The model doesn't actually deal with text directly, but rather with token indices. The mapping between running text and token indices is implemented by a tokenizer.

In [34]:
tokenizer = pipe.tokenizer

Let's have a look at the mapping between our prompt and the token indices.

In [35]:
input_ = tokenizer(prompt)

print(input_)

{'input_ids': [504, 3575, 282, 15644, 314], 'attention_mask': [1, 1, 1, 1, 1]}


That's the actual input to the model, and `input_ids` are the token indices. (We can ignore the `attention_mask` here.)

The tokenizer can map these back to text

In [36]:
print(tokenizer.convert_ids_to_tokens(input_.input_ids))
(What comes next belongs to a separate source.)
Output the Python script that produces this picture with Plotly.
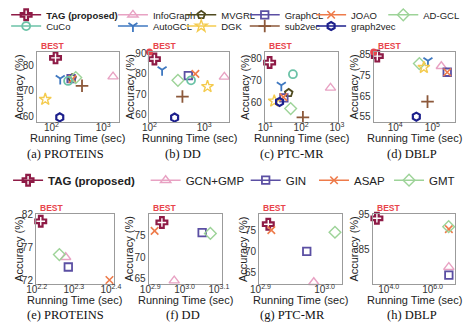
import math
import plotly.graph_objects as go

W, H = 474, 330

# ---------------- data ----------------
methods_top = ["TAG (proposed)", "InfoGraph", "MVGRL", "GraphCL", "JOAO", "AD-GCL",
               "CuCo", "AutoGCL", "DGK", "sub2vec", "graph2vec"]
# running time (sec) and accuracy (%), same order as methods_top (None = not shown)
time_proteins = [120, 1550, 250, 240, 255, 295, 210, 148, 76, 390, 145]
acc_proteins = [82.9, 75.6, 75.0, 74.8, 74.6, 75.2, 73.9, 74.9, 66.7, 72.0, 59.7]
time_dd = [123, 2340, None, 513, 690, 331, 575, 170, 1150, 400, 288]
acc_dd = [87.3, 78.5, None, 79.1, 80.0, 76.8, 76.8, 82.0, 73.7, 68.8, 58.4]
time_ptc = [13.2, 660, 45, 33, 32, 51, 59, 28, 17.8, 112, 25]
acc_ptc = [78.2, 66.7, 64.4, 62.2, 62.5, 57.3, 72.9, 67.9, 60.7, 53.3, 60.3]
time_dblp = [3300, 174000, None, 251000, 251000, 44700, None, 76000, 59000, 74000, 37000]
acc_dblp = [84.3, 79.4, None, 76.5, 76.5, 80.7, None, 82.0, 78.8, 62.3, 55.0]

methods_bot = ["TAG (proposed)", "GCN+GMP", "GIN", "ASAP", "GMT"]
time_proteins_b = [162.5, 189.7, 192.8, 248.9, 182.4]
acc_proteins_b = [81.0, 75.5, 74.0, 72.0, 75.9]
time_dd_b = [859, 933, 1125, 818, 1189]
acc_dd_b = [78.2, 64.4, 75.8, 76.2, 75.6]
time_ptc_b = [817, 962, 938, 826, 1038]
acc_ptc_b = [76.4, 62.7, 70.0, 75.0, 74.5]
time_dblp_b = [2900, 5.5e6, 5.5e6, 5.5e6, 5.4e6]
acc_dblp_b = [94.0, 80.0, 77.7, 90.9, 91.6]

captions = ["(a) PROTEINS", "(b) DD", "(c) PTC-MR", "(d) DBLP",
            "(e) PROTEINS", "(f) DD", "(g) PTC-MR", "(h) DBLP"]

# tick exponents (x, log scale) and y ticks
xtick_exp = [[2, 3], [2, 3], [1, 2, 3], [4, 5],
             [2.2, 2.3, 2.4], [2.9, 3.0, 3.1], [2.9, 3.0], [4.0, 6.0]]
ytick_vals = [[60, 70, 80], [60, 70, 80, 90], [60, 70, 80], [55, 65, 75, 85],
              [72, 77, 82], [65, 70, 75], [65, 70, 75], [75, 85, 95]]

# ---------------- styles / layout geometry ----------------
style = {
    "TAG (proposed)": ("#8E1B46", "cross-open", 9, 2.2),
    "InfoGraph": ("#E8A2C3", "triangle-up-open", 9, 1.4),
    "MVGRL": ("#4F4A1F", "pentagon-open", 8, 1.8),
    "GraphCL": ("#5B4FA3", "square-open", 7.5, 1.8),
    "JOAO": ("#EE7B4A", "x-thin-open", 7.5, 1.6),
    "AD-GCL": ("#9DD398", "diamond-open", 9, 1.4),
    "CuCo": ("#6BC2A7", "circle-open", 8, 1.8),
    "AutoGCL": ("#3F78C0", "y-down-open", 7.5, 1.8),
    "DGK": ("#F4CB4E", "star-open", 9, 1.4),
    "sub2vec": ("#8C583A", "cross-thin-open", 9, 1.8),
    "graph2vec": ("#1C1F8C", "hexagon-open", 8, 2.2),
    "GCN+GMP": ("#E8A2C3", "triangle-up-open", 9, 1.4),
    "GIN": ("#5B4FA3", "square-open", 7.5, 1.8),
    "ASAP": ("#EE7B4A", "x-thin-open", 7.5, 1.6),
    "GMT": ("#9DD398", "diamond-open", 9, 1.4),
}
BEST_RED = "#E8444B"
SANS = "Liberation Sans, Arial, sans-serif"
SERIF = "Liberation Serif, Times New Roman, serif"

panels = [
    (methods_top, time_proteins, acc_proteins, [1.72, 3.30], [57.7, 85.2]),
    (methods_top, time_dd, acc_dd, [2.0, 3.46], [56.0, 90.8]),
    (methods_top, time_ptc, acc_ptc, [0.99, 3.03], [51.0, 83.0]),
    (methods_top, time_dblp, acc_dblp, [3.42, 5.62], [52.2, 86.3]),
    (methods_bot, time_proteins_b, acc_proteins_b, [2.198, 2.408], [71.4, 82.05]),
    (methods_bot, time_dd_b, acc_dd_b, [2.895, 3.108], [63.6, 80.1]),
    (methods_bot, time_ptc_b, acc_ptc_b, [2.898, 3.027], [62.3, 78.7]),
    (methods_bot, time_dblp_b, acc_dblp_b, [3.27, 7.04], [75.2, 95.1]),
]
xbox = [(28, 113), (145, 228), (265, 341), (378, 463),
        (27, 108), (144, 220), (259, 345), (377, 463)]
ybox_top, ybox_bot = (48, 120), (214, 285)
ytitle_x = [10, 125, 245, 358, 10, 124, 242, 358]
caption_x = [58, 180, 293, 418, 58, 180, 294, 418]

# legend placement (left px, centre-y px) — one legend box per entry
top_leg_pos = {
    "TAG (proposed)": (-4, 10), "InfoGraph": (107, 10), "MVGRL": (178, 10),
    "GraphCL": (244, 10), "JOAO": (313, 10), "AD-GCL": (388, 10),
    "CuCo": (-4, 21.5), "AutoGCL": (107, 21.5), "DGK": (178, 21.5),
    "sub2vec": (244, 21.5), "graph2vec": (313, 21.5),
}
bot_leg_pos = {
    "TAG (proposed)": (-2, 179), "GCN+GMP": (141, 179), "GIN": (245, 179),
    "ASAP": (316, 179), "GMT": (394, 179),
}
legend_ids = {}
li = 0
for row, group in enumerate((top_leg_pos, bot_leg_pos)):
    for m in group:
        li += 1
        legend_ids[(row, m)] = "legend" if li == 1 else f"legend{li}"

fig = go.Figure()
layout = dict(width=W, height=H, margin=dict(l=0, r=0, t=0, b=0),
              paper_bgcolor="white", plot_bgcolor="white", showlegend=True,
              font=dict(family=SANS, color="#222"))
annotations = []

for i, (methods, times, accs, xr, yr) in enumerate(panels):
    k = i + 1
    xa = "x" if k == 1 else f"x{k}"
    ya = "y" if k == 1 else f"y{k}"
    x0, x1 = xbox[i]
    yb = ybox_top if i < 4 else ybox_bot
    fontsz = 10
    layout["xaxis" if k == 1 else f"xaxis{k}"] = dict(
        domain=[x0 / W, x1 / W], anchor=ya, type="log", range=xr,
        showline=True, mirror=True, linecolor="#9B9B9B", linewidth=1,
        showgrid=False, zeroline=False, ticks="", ticklabelstandoff=-4,
        tickvals=[10 ** e for e in xtick_exp[i]],
        ticktext=[("10<sup>%d</sup>" % e) if i < 4 else ("10<sup>%.1f</sup>" % e) for e in xtick_exp[i]],
        tickfont=dict(size=fontsz, color="#333"), fixedrange=True)
    layout["yaxis" if k == 1 else f"yaxis{k}"] = dict(
        domain=[1 - yb[1] / H, 1 - yb[0] / H], anchor=xa, range=yr,
        showline=True, mirror=True, linecolor="#9B9B9B", linewidth=1,
        showgrid=False, zeroline=False, ticks="",
        tickvals=ytick_vals[i], tickfont=dict(size=fontsz, color="#333"), fixedrange=True)

    # data points (first panel of each row also feeds its legend)
    row = 0 if i < 4 else 1
    first_in_row = i in (0, 4)
    for m, t, a in zip(methods, times, accs):
        if t is None:
            continue
        c, sym, sz, lw = style[m]
        tr = dict(x=[t], y=[a], xaxis=xa, yaxis=ya, cliponaxis=False, hoverinfo="skip",
                  marker=dict(symbol=sym, size=sz, color=c, line=dict(color=c, width=lw)))
        if first_in_row:
            name = "<b>TAG (proposed)</b>" if m.startswith("TAG") else m
            tr.update(mode="lines+markers", name=name, showlegend=True,
                      legend=legend_ids[(row, m)], line=dict(color=c, width=1.5))
        else:
            tr.update(mode="markers", showlegend=False)
        fig.add_trace(go.Scatter(**tr))
    # BEST ideal point at corner
    fig.add_trace(go.Scatter(
        x=[10 ** xr[0]], y=[yr[1]], mode="markers", xaxis=xa, yaxis=ya,
        showlegend=False, cliponaxis=False, hoverinfo="skip",
        marker=dict(symbol="circle", size=7, color=BEST_RED)))
    annotations.append(dict(x=xr[0], y=yr[1], xref=xa, yref=ya, text="<b>BEST</b>",
                            showarrow=False, xanchor="left", yanchor="bottom",
                            xshift=2, yshift=-1,
                            font=dict(size=8.5, color=BEST_RED, family=SANS)))
    # axis titles
    cx = (x0 + x1) / 2
    annotations.append(dict(x=cx / W, y=1 - (yb[1] + 16) / H, xref="paper", yref="paper",
                            text="Running Time (sec)", showarrow=False,
                            xanchor="center", yanchor="middle",
                            font=dict(size=11, color="#222", family=SANS)))
    annotations.append(dict(x=ytitle_x[i] / W, y=1 - ((yb[0] + yb[1]) / 2) / H,
                            xref="paper", yref="paper", text="Accuracy (%)",
                            showarrow=False, textangle=-90, xanchor="center", yanchor="middle",
                            font=dict(size=11, color="#222", family=SANS)))
    annotations.append(dict(x=caption_x[i] / W, y=1 - (yb[1] + 32) / H,
                            xref="paper", yref="paper", text=captions[i], showarrow=False,
                            xanchor="center", yanchor="middle",
                            font=dict(size=12.5, color="#111", family=SERIF)))

for row, (group, fsz) in enumerate(((top_leg_pos, 9.5), (bot_leg_pos, 11.5))):
    for m, (lx, ly) in group.items():
        layout[legend_ids[(row, m)]] = dict(
            x=lx / W, y=1 - ly / H, xanchor="left", yanchor="middle",
            orientation="v", bgcolor="rgba(0,0,0,0)", borderwidth=0,
            itemwidth=30, font=dict(size=fsz, color="#222", family=SANS))

layout["annotations"] = annotations
fig.update_layout(**layout)
fig.write_html("out.html")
['The', 'Ġcapital', 'Ġof', 'ĠDenmark', 'Ġis']


(The `Ġ` there encodes space; this representation is a minor quirk of the GPT tokenizer.)

Because the token ids represent both visible characters and space, the full input string can be reconstructed accurately:

In [37]:
print(tokenizer.decode(input_.input_ids))

The capital of Denmark is


We can invoke the model directly with the encoded input. Here we need to ask the tokenizer to generate pytorch tensors due to some implementation details, but the information content is the same.

In [38]:
input_ = tokenizer(prompt, return_tensors='pt')

print(input_)

{'input_ids': tensor([[  504,  3575,   282, 15644,   314]]), 'attention_mask': tensor([[1, 1, 1, 1, 1]])}


In [39]:
output = model(**input_)
print(output)

CausalLMOutputWithPast(loss=None, logits=tensor([[[ -3.5625, -11.6875, -11.6875,  ...,  -7.3750,  -7.0312,  -9.8750],
         [  2.0938,  -8.3125,  -8.4375,  ...,  -7.7812,  -5.3125,  -9.5000],
         [-10.4375, -20.6250, -20.7500,  ..., -16.1250, -14.0625, -19.2500],
         [ 12.8750,  -4.2188,  -4.5000,  ...,   1.7891,   1.9297,  -2.0938],
         [ -0.0728, -13.3125, -13.5625,  ...,  -8.6250,  -3.8594, -12.6875]]],
       dtype=torch.bfloat16, grad_fn=<UnsafeViewBackward0>), past_key_values=DynamicCache(layers=[<transformers.cache_utils.DynamicLayer object at 0x78d8f938dd50>, <transformers.cache_utils.DynamicLayer object at 0x78d8f9380e90>, <transformers.cache_utils.DynamicLayer object at 0x78d8f9382cd0>, <transformers.cache_utils.DynamicLayer object at 0x78d8f9380b50>, <transformers.cache_utils.DynamicLayer object at 0x78d8f9380c90>, <transformers.cache_utils.DynamicLayer object at 0x78d8f9380b90>, <transformers.cache_utils.DynamicLayer object at 0x78d8f93800d0>, <transformer

The primary output of the model are the logits, which correspond to unnormalized scores for each token. We're interested in the scores for the last token. (The first dimension here is for the batch, and we have a batch of one.)

In [40]:
print(output.logits.shape)

logits = output.logits[0][-1]
print(logits)

torch.Size([1, 5, 49152])
tensor([ -0.0728, -13.3125, -13.5625,  ...,  -8.6250,  -3.8594, -12.6875],
       dtype=torch.bfloat16, grad_fn=<SelectBackward0>)


For greedy decoding, we can just take the argmax, which gives us the index of the most likely next word.

In [41]:
logits.argmax()

tensor(27101)

In [42]:
tokenizer.convert_ids_to_tokens([logits.argmax()])

['ĠCopenhagen']

If we wanted to continue generating more than one word, we would simply append this index to `input_ids` and invoke the model again.